The small portrait of the artist’s daughter Clara Serena was ascribed to a follower of Rubens at the time the New York museum sold the work to Christie’s vendor in 2013.
However, it has since been cleaned and restored, which has had a “quite transformative” effect according to the auctioneers. Since the varnish and overpaint were removed, the 14.25 x 10.5in (36 x 26cm) oil on panel has been exhibited at The Rubenshuis in Antwerp and Scottish National Galleries.
Head of Old Master paintings at Christie’s London Henry Pettifer said: “The work had an earlier history of being by the artist but fell out of Rubens’ oeuvre in 1950s. It has now been bought back into Rubens’ body of work.”
He said the attribution has been endorsed by, among others, Katlijne Van der Stighelen, art historian and professor at the University of Leuven.

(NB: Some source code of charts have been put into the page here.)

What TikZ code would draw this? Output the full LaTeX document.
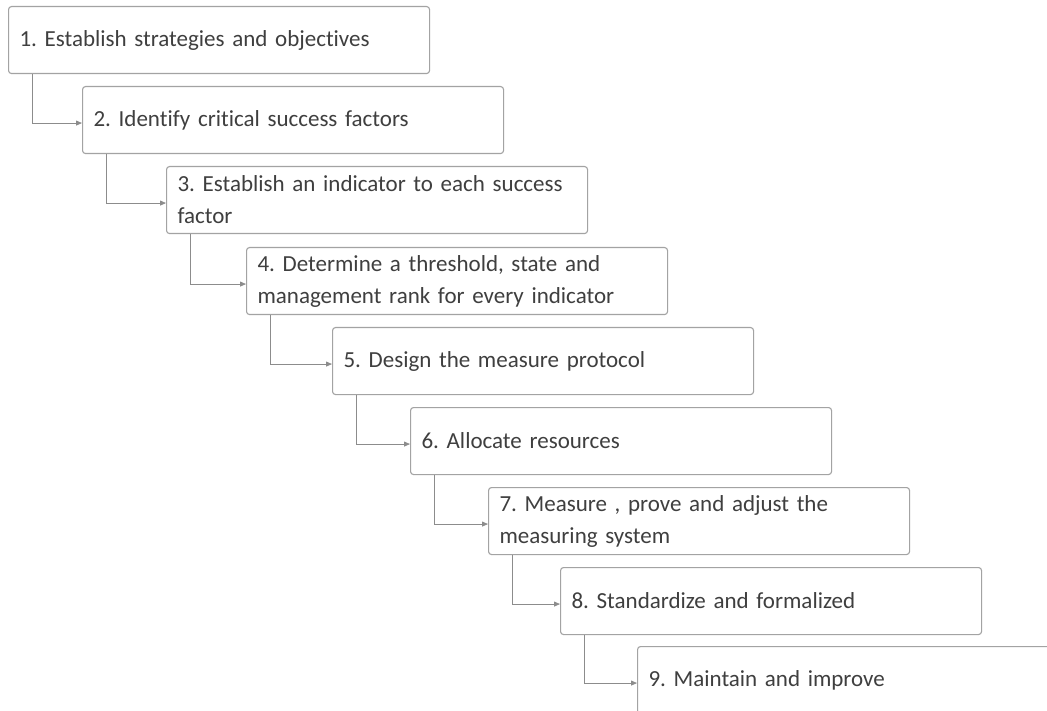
\documentclass[tikz,border=0pt]{standalone}
\usepackage{fontspec}
\setmainfont{Carlito}[Ligatures=NoCommon]
\usetikzlibrary{arrows.meta}
\frenchspacing

\definecolor{boxline}{HTML}{A3A3A3}
\definecolor{linkline}{HTML}{8C8C8C}
\definecolor{steptext}{HTML}{3F3F3F}

\tikzset{
  stepbox/.style={draw=boxline, line width=1.1pt, rounded corners=3pt, fill=white,
    anchor=north west, text width=399pt, inner xsep=11pt, inner ysep=2pt,
    minimum height=67pt, align=left, text=steptext,
    font=\fontsize{23pt}{32pt}\selectfont},
  link/.style={draw=linkline, line width=0.8pt, -{Triangle[length=6pt,width=5pt]}}
}

\begin{document}
\begin{tikzpicture}[x=1pt,y=-1pt]
        \clip (0,0) rectangle (1047,711);
        \fill[white] (0,0) rectangle (1047,711);

        % the steps, each one shifted down and to the right
        \node[stepbox] (s1) at (8,6)     {1. Establish strategies and objectives};
        \node[stepbox] (s2) at (82,86)   {2. Identify critical success factors};
        \node[stepbox] (s3) at (166,166) {3. Establish an indicator to each success\\factor};
        \node[stepbox] (s4) at (246,247) {4. Determine a threshold, state and\\management rank for every indicator};
        \node[stepbox] (s5) at (332,327) {5. Design the measure protocol};
        \node[stepbox] (s6) at (410,407) {6. Allocate resources};
        \node[stepbox] (s7) at (488,487) {7. Measure , prove and adjust the\\measuring system};
        \node[stepbox] (s8) at (560,567) {8. Standardize and formalized};
        \node[stepbox] (s9) at (637,646) {9. Maintain and improve};

        % elbow arrows between consecutive steps
        \foreach \a/\b in {1/2,2/3,3/4,4/5,5/6,6/7,7/8,8/9}
          \draw[link] ([xshift=24pt]s\a.south west) |- ([yshift=-3pt]s\b.west);
\end{tikzpicture}
\end{document}
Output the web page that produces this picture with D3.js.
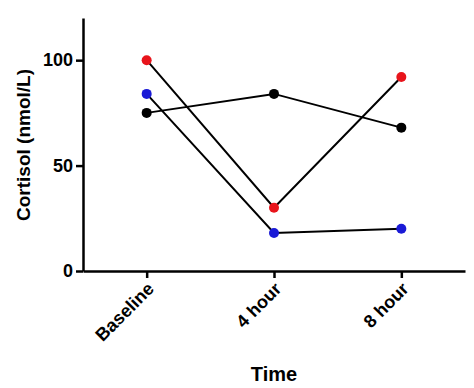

Addressing the question of the attribution, the Met Museum issued a comment which appeared in the Financial Times: “The attribution of the picture has been debated in the past and we believe it will continue to be debated. Given the strength of our holdings in this area, we stand by the decision to deaccession the work.”
The work itself depicts Clara aged about 12, around the time of her untimely death, and was probably never intended for public display. Another Rubens portrait of the sitter aged five is in the Princely Collections of Lichtenstein.
Pettifer said: “Rubens’ paintings of his family members, freer and bolder than those of his wealthy clientele, count among his greatest achievements in portraiture. This spontaneous likeness of Clara Serena, his only daughter with his wife Isabella Brant, is extraordinary for its intimacy and timeless appeal.”
It will be offered at Christie’s Old Masters evening sale on July 5, during the auctioneers’ Classic Week of sales.
Rare Rembrandt print
Another key lot offered in the same sale is an extremely rare Rembrandt (1606-69) drypoint from 1655.
Christ Presented to The People (‘Ecce Homo’) is considered among the artist’s greatest achievements in the printed medium but only eight impressions of the first state of this large print are known to still exist. Seven of these are in museum collections, including in the British Museum, the Met Museum, the Ashmolean Museum and the Louvre.
The work at Christie’s is the last-known example in private hands.
Christie’s has estimated the work ‘in the region of £2.2m-3.5m’, an unprecedented level for an individual Rembrandt print.
The auctioneers said the work, which dates from Rembrandt’s third decade as a printmaker, “epitomises an artist at the height of his powers, both artistically and technically”. It is described as in “very good condition, rich with burr and has beautiful, selectively-wiped, plate tone throughout”.
It comes to auction from an important private collection – that of the late Samuel Josefowitz who died in 2015.
Christie’s global president Jussi Pylkkanen said: “Sam Josefowitz was among the greatest Old Master print collectors of his generation.... This impression is a celebration of the skills of Rembrandt, the master printmaker, and Sam Josefowitz, the most scholarly and respected of collectors.”